Spanier agreed to this approach, saying, "The only downside for us if the message isn't 'heard' and acted upon, and we then become vulnerable for not having reported it. But that can be assessed down the road. The approach you outline is humane and a reasonable way to proceed."

All three of the Paterno family's experts say this single email is insufficient grounds for Freeh to have concluded that Paterno conspired to cover up the 2001 incident. "The report falls glaringly short of suggesting, let alone proving, any concealment by Mr. Paterno," Thornburgh writes in the report.

On the day the Freeh report was released, the family released this statement: "Joe Paterno wasn't perfect. He made mistakes, and he regretted them. To think, however, that he would have protected Jerry Sandusky to avoid bad publicity is simply not realistic. We have said from the beginning that Joe Paterno did not know Jerry Sandusky was a child predator. Moreover, Joe Paterno never interfered with any investigation."

Four days later, the family directed Sollers to "set the record straight and find the truth as to Joe Paterno's conduct, whether positive or negative." During the seven-month span that Sollers conducted his own inquiry, Joe Paterno's reputation took a massive hit.

Besides this report, the Paterno family's rehabilitation strategy depends on reminding the public that Paterno's Penn State did not have a single NCAA violation and that his life, exemplified by his "Success With Honor" motto, was held up as a model and continues to be the source of inspiration for thousands of former student-athletes. Sollers criticized Freeh's investigators for failing to balance Paterno's character against "tenuous" facts. "In this instance, however, the Freeh report completely ignores Joe Paterno's lifetime record of moral conduct and altruism as if it were irrelevant to the case," he writes.

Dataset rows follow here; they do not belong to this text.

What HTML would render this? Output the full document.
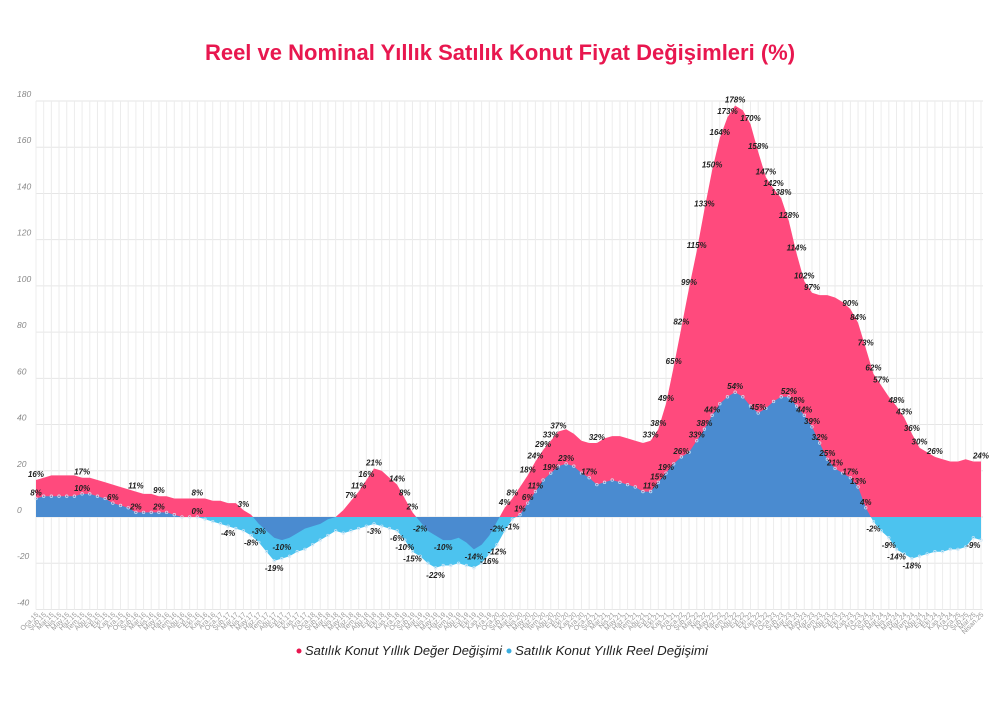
<!DOCTYPE html>
<html><head><meta charset="utf-8">
<style>
body{margin:0;background:#fff;width:1000px;height:721px;overflow:hidden;font-family:"Liberation Sans",sans-serif;}
</style></head><body>
<svg id="s" width="1000" height="721" xmlns="http://www.w3.org/2000/svg">
<text x="500" y="60" text-anchor="middle" font-family="Liberation Sans" font-weight="bold" font-size="22" fill="#e8174f">Reel ve Nominal Yıllık Satılık Konut Fiyat Değişimleri (%)</text>
<circle cx="299" cy="651" r="2.5" fill="#e8174f"/>
<text x="305" y="655" font-size="12.5" font-style="italic" fill="#222" textLength="197" lengthAdjust="spacingAndGlyphs">Satılık Konut Yıllık Değer Değişimi</text>
<circle cx="509" cy="651" r="2.5" fill="#3aaee0"/>
<text x="515" y="655" font-size="12.5" font-style="italic" fill="#222" textLength="193" lengthAdjust="spacingAndGlyphs">Satılık Konut Yıllık Reel Değişimi</text>
</svg>
<script>
var N=[16,17,18,18,18,18,17,17,16,15,14,13,12,11,10,10,9,9,8,8,8,8,8,7,7,6,6,3,1,-3,-6,-9,-10,-9,-7,-5,-4,-3,-1,0,3,7,11,16,21,20,17,14,8,2,-2,-6,-8,-10,-10,-9,-11,-14,-12,-8,-2,4,8,13,18,24,29,33,37,38,36,33,32,32,34,35,35,34,33,32,33,38,49,65,82,99,115,133,150,164,173,178,176,170,158,147,142,138,128,114,102,97,96,96,95,93,90,84,73,62,57,52,48,43,36,30,28,26,25,24,24,25,24,24];
var R=[8,9,9,9,9,9,10,10,9,8,6,5,4,2,2,2,2,2,1,0,0,0,-1,-2,-3,-4,-5,-6,-8,-11,-15,-19,-18,-17,-15,-14,-12,-10,-8,-6,-7,-6,-5,-4,-3,-4,-5,-6,-10,-15,-17,-20,-22,-21,-21,-20,-21,-22,-20,-16,-12,-6,-1,1,6,11,16,19,22,23,22,19,17,14,15,16,15,14,13,11,11,15,19,23,26,28,33,38,44,49,52,54,52,48,45,47,50,52,52,48,44,39,32,25,21,19,17,13,4,-2,-6,-9,-14,-16,-18,-17,-16,-15,-15,-14,-14,-13,-9,-10];
var x0=36,dx=(981-36)/123,y0=517,k=2.311;
function X(i){return x0+i*dx}function Y(v){return y0-v*k}
var h='';
for(var v=-40;v<=180;v+=20){h+='<line x1="'+x0+'" x2="983" y1="'+Y(v)+'" y2="'+Y(v)+'" stroke="#e6e6e6" stroke-width="1"/>';
h+='<text x="17" y="'+(Y(v)-4)+'" font-size="8.5" font-style="italic" fill="#888">'+v+'</text>';}
for(var i=0;i<124;i++)h+='<line x1="'+X(i)+'" x2="'+X(i)+'" y1="'+Y(180)+'" y2="'+Y(-40)+'" stroke="#ececec" stroke-width="1"/>';
function area(d){var p='M'+X(0)+','+y0;for(var i=0;i<d.length;i++)p+=' L'+X(i).toFixed(1)+','+Y(d[i]).toFixed(1);p+=' L'+X(d.length-1)+','+y0+'Z';return p;}
h+='<defs><clipPath id="pos"><rect x="0" y="0" width="1000" height="'+y0+'"/></clipPath><clipPath id="neg"><rect x="0" y="'+y0+'" width="1000" height="300"/></clipPath></defs>';
h+='<path d="'+area(N)+'" fill="#ff4a7d" clip-path="url(#pos)"/>';
h+='<path d="'+area(R)+'" fill="#4a8bd0" clip-path="url(#pos)"/>';
h+='<path d="'+area(R)+'" fill="#4cc3ef" clip-path="url(#neg)"/>';
h+='<path d="'+area(N)+'" fill="#4a8bd0" clip-path="url(#neg)"/>';
for(var i=0;i<124;i++){h+='<circle cx="'+X(i)+'" cy="'+Y(R[i])+'" r="1.3" fill="none" stroke="#cfe6f7" stroke-width="0.7"/>';}
var m=['Oca','Şub','Mar','Nis','May','Haz','Tem','Ağu','Eyl','Eki','Kas','Ara'];
for(var i=0;i<124;i++){var lb=m[i%12]+'.'+(15+Math.floor(i/12));if(i==123)lb='Nisan.25';
h+='<text transform="translate('+(X(i)+3)+',615) rotate(-45)" text-anchor="end" font-size="7" fill="#999">'+lb+'</text>';}
var LN=[0,6,13,16,21,27,29,32,41,42,43,44,47,48,49,50,53,57,60,61,62,64,65,66,67,68,73,80,81,82,83,84,85,86,87,88,89,90,91,93,94,95,96,97,98,99,100,101,106,107,108,109,110,112,113,114,115,117,123];
var LR=[0,6,10,13,16,21,25,28,31,44,47,48,49,52,59,60,62,63,64,65,67,69,72,80,81,82,84,86,87,88,91,94,98,99,100,101,102,103,104,106,107,108,109,111,112,114,122];
function lab(d,L,off){L.forEach(function(i){var v=d[i];var y=v>=0?Y(v)-3:Y(v)+10;
h+='<text x="'+(X(i)+off)+'" y="'+y+'" text-anchor="middle" font-size="8" font-weight="bold" font-style="italic" fill="#222">'+v+'%</text>';});}
lab(N,LN,0);lab(R,LR,0);
document.getElementById('s').insertAdjacentHTML('afterbegin',h);
</script>
</body></html>
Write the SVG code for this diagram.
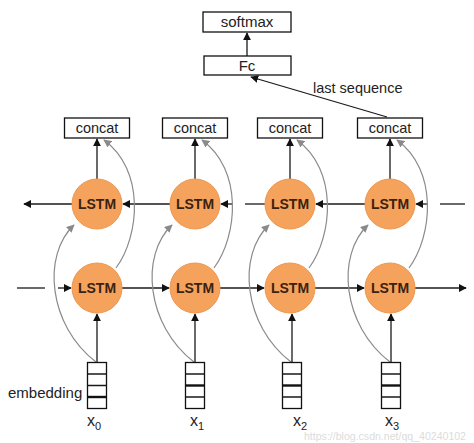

As a coda to that point, Sollers points out that Paterno, who died at the age of 85 in January 2012 after a short bout with lung cancer, had said in his final days that he only wanted the full truth about the Sandusky matter to come out. "In a handwritten note," Sollers writes, "Joe Paterno wrote: 'Good side of scandal: It has brought about more enlightenment of a situation [sexual abuse of young people] in the country.' As in life, Joe Paterno remained committed to helping others at his death."

Freeh on Sunday emphatically reiterated he believes otherwise: "I stand by our conclusion that four of the most powerful people at Penn State failed to protect against a child sexual predator harming children for over a decade. These men exhibited a striking lack of empathy for Sandusky's victims by failing to inquire as to their safety and well-being, especially by not even attempting to determine the identity of the child who Sandusky assaulted in the Lasch Building in 2001."

After the Freeh report was released, the university accepted its findings and signed a consent decree accepting the historic NCAA sanctions. The Joe Paterno statue outside Beaver Stadium was hauled down and stuffed into storage. It all happened so quickly.

But that speed forms the foundation of the Paternos' rebuttal -- the "rush to judgment" by the Board of Trustees to fire the coach November 2011 was repeated by the board and then the NCAA after the Freeh report's release. The family's fight to rehabilitate Joe Paterno begins with this report, but it won't end with it. Even armed with these experts decrying the injustice, the Paternos' fight will be a slow, difficult slog. Americans don't easily change their minds.